Traders face epidemic of shoplifting

Stores tell how they fear opening, amid a spike in brazen thefts

Friday, 26th April 2024 — By Charlotte Chambers

Budgens manager Rony Sid

Rony Sid at Budgens in Upper Street

SHOPKEEPERS have warned they are on the front line of a shoplifting epidemic after thefts soared in recent months.

Across Islington, supermarkets are reporting the same thing: stealing has ramped up in the past year and thieves are becoming more brazen. They claim police either come too late to stop them – or don’t come at all.

Emily Thornberry, MP for Islington South, described the situation as “really bad” and said she had spoken to shopkeepers on Caledonian Road and Upper Street who all complained about problems with theft.

“The £200 limit is part of the problem, but lack of police response is another,” she added, referencing a change in the law in 2014 which saw any theft below £200 downgraded to a fine in the post rather than a prosecution.

She said her local Co-op in Islington had called the situation so serious it was affecting the “very viability” of the store – a sentiment echoed elsewhere this week.

Earlier this month the government announced plans to make attacking shopworkers a stand-alone crime, while newly released Office for National Statistics figures showed shoplifting was at its highest since police records began in 2003. More than 430,000 offences were recorded nationally last year – up by more than a third than the previous 12 months to December 2022.

Shopkeepers were in agreement over what is being stolen. Expensive steaks are favoured but any kind of high-end meat will go, along with alcohol, cheese, and fancy boxes of chocolates. Once stolen, the items are then hawked at the nearest street corner.

McDonald’s manager Spiros Constanipouls

In February, Spiros Constanipouls, the Seven Sisters Road McDonald’s manager, told the Tribune a makeshift stall operated around the back of the store every Sunday morning, just metres from the local Safer Neighbourhood team’s front door.

“There’s a lot of people who steal from Iceland, Morrisons and they come here,” he said.

“They steal steaks – proper steaks for 20 quid – and they sell them here for about £2 or £3 quid. Everyone comes to buy them! Orange juice, everything. If you go outside the Halifax bank, it looks like a little market stall.”

On Tuesday, at a St Mary’s ward panel meeting in St Mary’s Church in Upper Street, one independent trader described how the situation was so bad it had forced him to reconsider opening up more shops and focus on his online business.

The man, who didn’t want to be named for fear of damaging his shop’s reputation, said he was losing hundreds of pounds a week, and said the only option available to him was to urge them to steal from supermarkets with larger profit margins.

“Stealing is not considered a serious crime – people aren’t scared of the law any more,” he warned.

“It will kill the high street.
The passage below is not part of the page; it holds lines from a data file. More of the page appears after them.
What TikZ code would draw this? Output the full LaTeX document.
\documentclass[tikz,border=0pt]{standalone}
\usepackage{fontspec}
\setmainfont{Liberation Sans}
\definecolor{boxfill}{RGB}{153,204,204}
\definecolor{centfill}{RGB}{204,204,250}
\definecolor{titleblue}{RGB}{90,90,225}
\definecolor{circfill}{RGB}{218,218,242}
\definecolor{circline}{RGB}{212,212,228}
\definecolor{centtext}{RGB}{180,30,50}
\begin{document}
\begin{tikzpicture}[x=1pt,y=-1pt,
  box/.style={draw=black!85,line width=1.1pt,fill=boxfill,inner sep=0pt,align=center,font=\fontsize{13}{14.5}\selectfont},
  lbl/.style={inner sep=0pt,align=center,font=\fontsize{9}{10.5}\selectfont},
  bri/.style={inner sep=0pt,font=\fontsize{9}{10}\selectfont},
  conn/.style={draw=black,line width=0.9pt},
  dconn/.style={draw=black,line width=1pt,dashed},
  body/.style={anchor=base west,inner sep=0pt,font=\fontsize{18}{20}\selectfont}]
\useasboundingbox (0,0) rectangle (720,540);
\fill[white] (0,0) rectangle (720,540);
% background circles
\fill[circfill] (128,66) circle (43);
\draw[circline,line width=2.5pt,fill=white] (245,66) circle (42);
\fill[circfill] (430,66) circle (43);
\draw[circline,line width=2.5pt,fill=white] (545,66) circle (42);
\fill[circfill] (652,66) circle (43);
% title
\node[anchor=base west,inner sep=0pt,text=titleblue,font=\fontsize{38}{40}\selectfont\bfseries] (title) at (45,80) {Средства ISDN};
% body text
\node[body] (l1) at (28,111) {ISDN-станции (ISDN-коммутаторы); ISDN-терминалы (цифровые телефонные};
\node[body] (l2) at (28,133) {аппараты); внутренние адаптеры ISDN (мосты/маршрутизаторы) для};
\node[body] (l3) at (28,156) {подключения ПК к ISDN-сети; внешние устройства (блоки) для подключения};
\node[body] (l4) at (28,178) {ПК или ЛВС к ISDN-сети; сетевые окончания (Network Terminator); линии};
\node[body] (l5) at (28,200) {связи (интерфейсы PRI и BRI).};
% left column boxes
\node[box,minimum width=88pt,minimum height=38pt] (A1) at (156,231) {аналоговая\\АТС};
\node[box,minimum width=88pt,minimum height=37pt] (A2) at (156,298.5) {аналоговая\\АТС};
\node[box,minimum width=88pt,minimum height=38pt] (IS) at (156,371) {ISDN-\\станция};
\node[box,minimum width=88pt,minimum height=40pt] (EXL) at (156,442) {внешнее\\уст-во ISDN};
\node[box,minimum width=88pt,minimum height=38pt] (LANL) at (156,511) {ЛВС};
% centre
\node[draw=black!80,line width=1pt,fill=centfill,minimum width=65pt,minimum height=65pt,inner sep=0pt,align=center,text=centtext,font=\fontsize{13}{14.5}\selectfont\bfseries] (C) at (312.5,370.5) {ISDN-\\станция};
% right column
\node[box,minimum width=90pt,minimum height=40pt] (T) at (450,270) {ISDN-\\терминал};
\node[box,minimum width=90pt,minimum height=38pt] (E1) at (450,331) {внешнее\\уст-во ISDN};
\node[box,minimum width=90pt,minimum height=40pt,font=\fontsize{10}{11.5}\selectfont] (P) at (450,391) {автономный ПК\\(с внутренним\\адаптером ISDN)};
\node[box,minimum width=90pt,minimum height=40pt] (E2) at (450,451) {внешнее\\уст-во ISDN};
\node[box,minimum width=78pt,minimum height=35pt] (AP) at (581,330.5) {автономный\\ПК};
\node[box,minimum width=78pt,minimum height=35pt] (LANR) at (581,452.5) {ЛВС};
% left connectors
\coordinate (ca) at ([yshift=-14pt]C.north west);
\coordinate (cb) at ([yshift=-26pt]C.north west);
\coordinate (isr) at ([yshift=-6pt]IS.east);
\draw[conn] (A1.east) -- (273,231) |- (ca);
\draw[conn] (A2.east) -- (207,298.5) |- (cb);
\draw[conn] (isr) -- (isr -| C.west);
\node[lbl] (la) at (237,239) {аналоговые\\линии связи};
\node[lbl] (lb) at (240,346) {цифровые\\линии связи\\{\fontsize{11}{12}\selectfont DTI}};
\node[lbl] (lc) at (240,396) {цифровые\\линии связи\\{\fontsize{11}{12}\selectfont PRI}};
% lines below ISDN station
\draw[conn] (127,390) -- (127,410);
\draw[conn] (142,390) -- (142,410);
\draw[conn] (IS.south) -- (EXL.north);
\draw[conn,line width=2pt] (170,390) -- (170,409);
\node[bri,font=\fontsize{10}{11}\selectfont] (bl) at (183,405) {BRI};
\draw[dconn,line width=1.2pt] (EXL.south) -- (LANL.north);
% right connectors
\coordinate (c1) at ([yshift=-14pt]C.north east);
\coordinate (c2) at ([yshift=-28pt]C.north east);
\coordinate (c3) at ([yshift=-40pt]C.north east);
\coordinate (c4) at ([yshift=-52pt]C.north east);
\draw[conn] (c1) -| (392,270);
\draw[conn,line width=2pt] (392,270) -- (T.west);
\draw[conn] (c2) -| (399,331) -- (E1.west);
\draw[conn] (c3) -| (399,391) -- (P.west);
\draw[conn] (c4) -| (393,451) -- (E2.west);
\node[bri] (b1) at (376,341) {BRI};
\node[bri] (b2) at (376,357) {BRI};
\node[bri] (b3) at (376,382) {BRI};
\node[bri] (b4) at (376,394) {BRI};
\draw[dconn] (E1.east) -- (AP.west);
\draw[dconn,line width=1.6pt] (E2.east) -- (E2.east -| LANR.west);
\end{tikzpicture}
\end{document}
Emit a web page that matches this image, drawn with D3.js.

Already it is being squeezed of independent producers and shops. Small theft has a huge impact. There needs to be a recalibration of policing to get people to respond more to it.”
Rony Sid, at Budgens in Upper Street, said theft was becoming unmanageable at a local level and needed action from “people at the top”.

Mr Sid, who has been assaulted three times in the past year, described how, if people are spotted stealing, they can become aggressive.

MP Emily Thornberry

“They take two of the bottles, they try to hit us with them or they just break them and they walk away,” he said. “I feel nervous about coming to work sometimes.”

Despite that, he felt empathy for those stealing, and questioned why, in a rich country like the UK, so many were desperate enough to steal.

“The government needs to see why we have these people on the street and what they can do to help them, because at the end of the day, they’re human as well,” he said.

From this month, policing minister Chris Philp has pledged to give every police force extra funding for anti-social behaviour hotspot patrols, which, he said, “I would generally expect to include town centre retail areas”.

He called on police forces to follow up any shoplifting where there is CCTV evidence.

Two months ago, a major retailer in Angel took on three security guards around the clock due to shoplifting.

A police spokesperson said: “Our New Met for London Plan is involving Londoners to give them a say in how their areas are policed. As part of this work we are collaborating with business and retail leads right across London to identify what matters to them, including the safety of shop-based workers and shoplifting.

“While it is not realistic for the Met to respond to every case of shoplifting in London due to demand, where a crime is being committed, a suspect is on the scene, and the situation has or is likely to become heated or violent, our call handlers will assess this and seek to despatch officers where appropriate.”

He said they were working in partnership with the Angel Business Improvement District to “tackle shoplifting” and had “enhanced” both the St Mary’s and Caledonian wards with additional officers.